» Stated goal
Skip the pictures, please, and write out exactly the lines from the opening of the data through the line containing "from matplotlib.lines import Line2D".

» Data for the task
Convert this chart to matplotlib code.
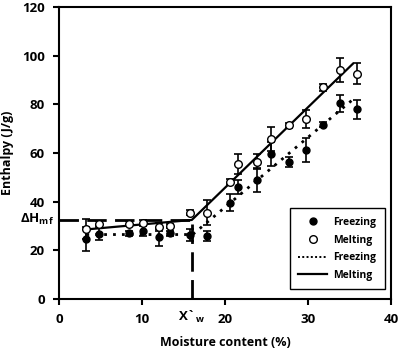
import numpy as np
import matplotlib
matplotlib.use("Agg")
from matplotlib import pyplot as plt
from matplotlib.transforms import blended_transform_factory
from matplotlib.lines import Line2D

plt.rcParams['font.family'] = ['Open Sans', 'DejaVu Sans']
plt.rcParams['font.weight'] = 'bold'
plt.rcParams['mathtext.fontset'] = 'custom'
plt.rcParams['mathtext.rm'] = 'Open Sans:bold'
plt.rcParams['mathtext.it'] = 'Open Sans:bold'
plt.rcParams['mathtext.bf'] = 'Open Sans:bold'

# measured points
moisture = [3.3, 4.8, 8.4, 10.1, 12.0, 13.4, 15.8, 17.8, 20.6, 21.6,
            23.8, 25.5, 27.7, 29.8, 31.8, 33.9, 35.9]
freezing = [24.6, 26.7, 27.0, 28.1, 25.4, 27.0, 26.3, 25.9, 39.6, 46.0,
            49.0, 59.7, 56.2, 61.3, 71.6, 80.5, 78.0]
freezing_err = [5.0, 2.5, 1.0, 2.0, 3.5, 1.0, 2.5, 2.0, 3.5, 3.0,
                5.0, 5.0, 2.0, 5.0, 1.0, 3.5, 4.0]
melting = [28.8, 30.9, 30.9, 31.4, 29.6, 30.0, 35.4, 35.5, 48.3, 55.5,
           56.5, 65.7, 71.4, 74.0, 87.1, 94.2, 92.6]
melting_err = [4.0, 1.0, 1.0, 1.0, 1.5, 1.0, 1.0, 5.0, 1.0, 4.0,
               3.0, 5.0, 1.0, 3.8, 1.5, 5.0, 4.4]

# fitted segments
fit_freeze_x = [3.3, 16.1, 35.4]
fit_freeze_y = [26.5, 26.5, 82.0]
fit_melt_x = [3.3, 16.0, 35.4]
fit_melt_y = [28.6, 32.5, 96.7]

# breakpoint
xw = 16.0
dh_mf = 32.5

fig = plt.figure(figsize=(4.0, 3.57), dpi=100)
ax = fig.add_axes([0.1475, 0.1625, 0.83, 0.8175])

ax.plot([0, xw], [dh_mf, dh_mf], color='black', lw=2, dashes=(7, 3))
ax.plot([xw, xw], [0, dh_mf], color='black', lw=2, dashes=(7, 3))

ax.plot(fit_freeze_x, fit_freeze_y, color='black', lw=2, ls=(0, (1, 2.2)))
ax.plot(fit_melt_x, fit_melt_y, color='black', lw=1.6)

ax.errorbar(moisture, freezing, yerr=freezing_err, fmt='o', color='black',
            mfc='black', mec='black', ms=5, capsize=3, elinewidth=1.2, capthick=1.2)
ax.errorbar(moisture, melting, yerr=melting_err, fmt='o', color='black',
            mfc='white', mec='black', ms=5.5, capsize=3, elinewidth=1.2, capthick=1.2)

ax.set_xlim(0, 40)
ax.set_ylim(0, 120)
ax.set_xticks([0, 10, 20, 30, 40])
ax.set_yticks([0, 20, 40, 60, 80, 100, 120])
ax.tick_params(labelsize=9.5, width=1.5, length=4, direction='out', pad=6)
for s in ax.spines.values():
    s.set_linewidth(1.5)
for lab in ax.get_xticklabels() + ax.get_yticklabels():
    lab.set_fontweight('bold')

ax.set_xlabel('Moisture content (%)', fontsize=9, fontweight='bold', labelpad=7)
ax.set_ylabel('Enthalpy (J/g)', fontsize=9, fontweight='bold', labelpad=6)

tr = blended_transform_factory(ax.transAxes, ax.transData)
ax.text(-0.015, dh_mf, r'ΔH$_{\mathbf{mf}}$', transform=tr, fontsize=9.5,
        fontweight='bold', ha='right', va='center', clip_on=False)
trx = blended_transform_factory(ax.transData, ax.transAxes)
ax.text(xw, -0.035, r'X`$_{\mathbf{w}}$', transform=trx, fontsize=9.5,
        fontweight='bold', ha='center', va='top', clip_on=False)

handles = [
    Line2D([], [], ls='none', marker='o', mfc='black', mec='black', ms=5),
    Line2D([], [], ls='none', marker='o', mfc='white', mec='black', ms=5.5),
    Line2D([], [], color='black', lw=1.4, ls=(0, (1, 1.2))),
    Line2D([], [], color='black', lw=1.6),
]
leg = ax.legend(handles, ['Freezing', 'Melting', 'Freezing', 'Melting'],
                loc='lower right', bbox_to_anchor=(0.997, 0.015), fancybox=False,
                edgecolor='black', fontsize=7.5, handlelength=2.8,
                handletextpad=0.6, labelspacing=0.65, borderpad=0.8,
                framealpha=1)
leg.get_frame().set_linewidth(1.0)
for t in leg.get_texts():
    t.set_fontweight('bold')

fig.savefig('out.png', dpi=100)
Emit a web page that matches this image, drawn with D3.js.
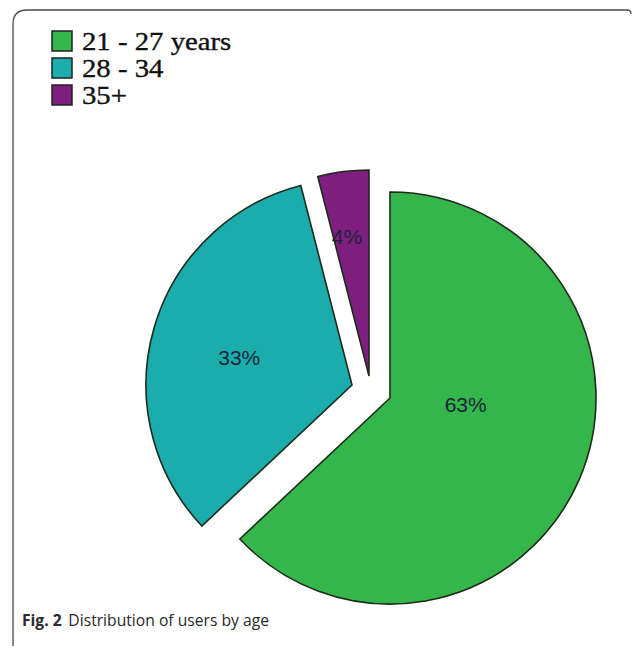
<!DOCTYPE html>
<html>
<head>
<meta charset="utf-8">
<script src="https://cdn.jsdelivr.net/npm/d3@7"></script>
<style>
  html, body { margin: 0; padding: 0; background: #fff; }
  svg { display: block; }
</style>
</head>
<body>
<svg id="chart" width="633" height="649"></svg>
<script>
// ---- data ----
const categories = ["21 - 27 years", "28 - 34", "35+"];
const values = [63, 33, 4];
const valueLabels = ["63%", "33%", "4%"];
const colors = ["#35b64a", "#1aadab", "#7e1f80"];
const captionBold = "Fig. 2";
const captionText = "Distribution of users by age";

// ---- layout (not data) ----
const W = 633, H = 649;
const center = [360, 385];
const radius = 206;
// per-slice explode offsets (pixels)
const sliceOffsets = [[30, 13], [-8, 0], [9, -9]];
// label placement: angle (deg, clockwise from top) and distance from slice apex
const labelPlace = [[95, 76], [283.5, 116], [351, 141]];

const svg = d3.select("#chart");

// frame
svg.append("path")
  .attr("d", "M13,646 L13,24 Q13,10 27,10 L627,10 Q631,10 631,14")
  .attr("fill", "none")
  .attr("stroke", "#4a4a4a")
  .attr("stroke-width", 1.3);

const pie = d3.pie().sort(null).value(d => d)(values);
const arc = d3.arc().innerRadius(0).outerRadius(radius);

const g = svg.append("g").attr("transform", `translate(${center[0]},${center[1]})`);

const slices = g.selectAll("g.slice").data(pie).enter().append("g")
  .attr("class", "slice")
  .attr("transform", (d, i) => `translate(${sliceOffsets[i][0]},${sliceOffsets[i][1]})`);

slices.append("path")
  .attr("d", arc)
  .attr("fill", (d, i) => colors[i])
  .attr("stroke", "#1c2a1c")
  .attr("stroke-width", 1.6)
  .attr("stroke-linejoin", "miter");

slices.append("text")
  .attr("x", (d, i) => labelPlace[i][1] * Math.sin(labelPlace[i][0] * Math.PI / 180))
  .attr("y", (d, i) => -labelPlace[i][1] * Math.cos(labelPlace[i][0] * Math.PI / 180))
  .attr("text-anchor", "middle")
  .attr("dominant-baseline", "central")
  .attr("font-family", "Liberation Sans, Arial, sans-serif")
  .attr("font-size", 21)
  .attr("fill", "#1a2438")
  .text((d, i) => valueLabels[i]);

// legend
const legend = svg.append("g").attr("transform", "translate(52,31)");
const items = legend.selectAll("g").data(categories).enter().append("g")
  .attr("transform", (d, i) => `translate(0,${i * 27})`);
items.append("rect")
  .attr("x", 0).attr("y", 0).attr("width", 20).attr("height", 20)
  .attr("fill", (d, i) => colors[i])
  .attr("stroke", "#222").attr("stroke-width", 1.5);
items.append("text")
  .attr("transform", "translate(30,19) scale(1.15,1)")
  .attr("font-family", "Liberation Serif, Times New Roman, serif")
  .attr("font-size", 25)
  .attr("fill", "#111")
  .attr("stroke", "#111")
  .attr("stroke-width", 0.35)
  .text(d => d);

// caption
const cap = svg.append("text")
  .attr("transform", "translate(22,626) scale(0.95,1)")
  .attr("font-family", "Open Sans, Noto Sans, sans-serif")
  .attr("font-size", 16.5)
  .attr("fill", "#2a2a2a");
cap.append("tspan").attr("font-weight", "bold").text(captionBold);
cap.append("tspan").attr("dx", 7).text(captionText);
</script>
</body>
</html>
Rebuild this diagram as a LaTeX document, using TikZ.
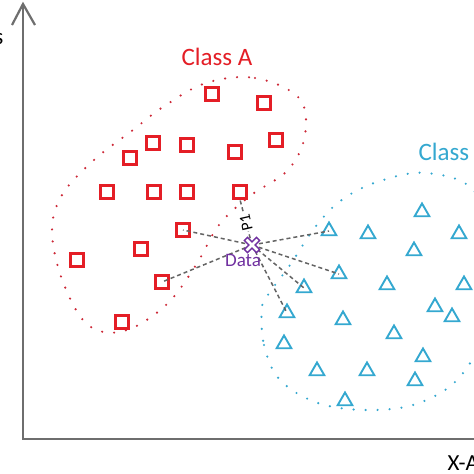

» Reply to the task
Convert this chart to matplotlib code.
import numpy as np
import matplotlib
matplotlib.use("Agg")
from matplotlib import pyplot as plt
from matplotlib.transforms import blended_transform_factory
from matplotlib.lines import Line2D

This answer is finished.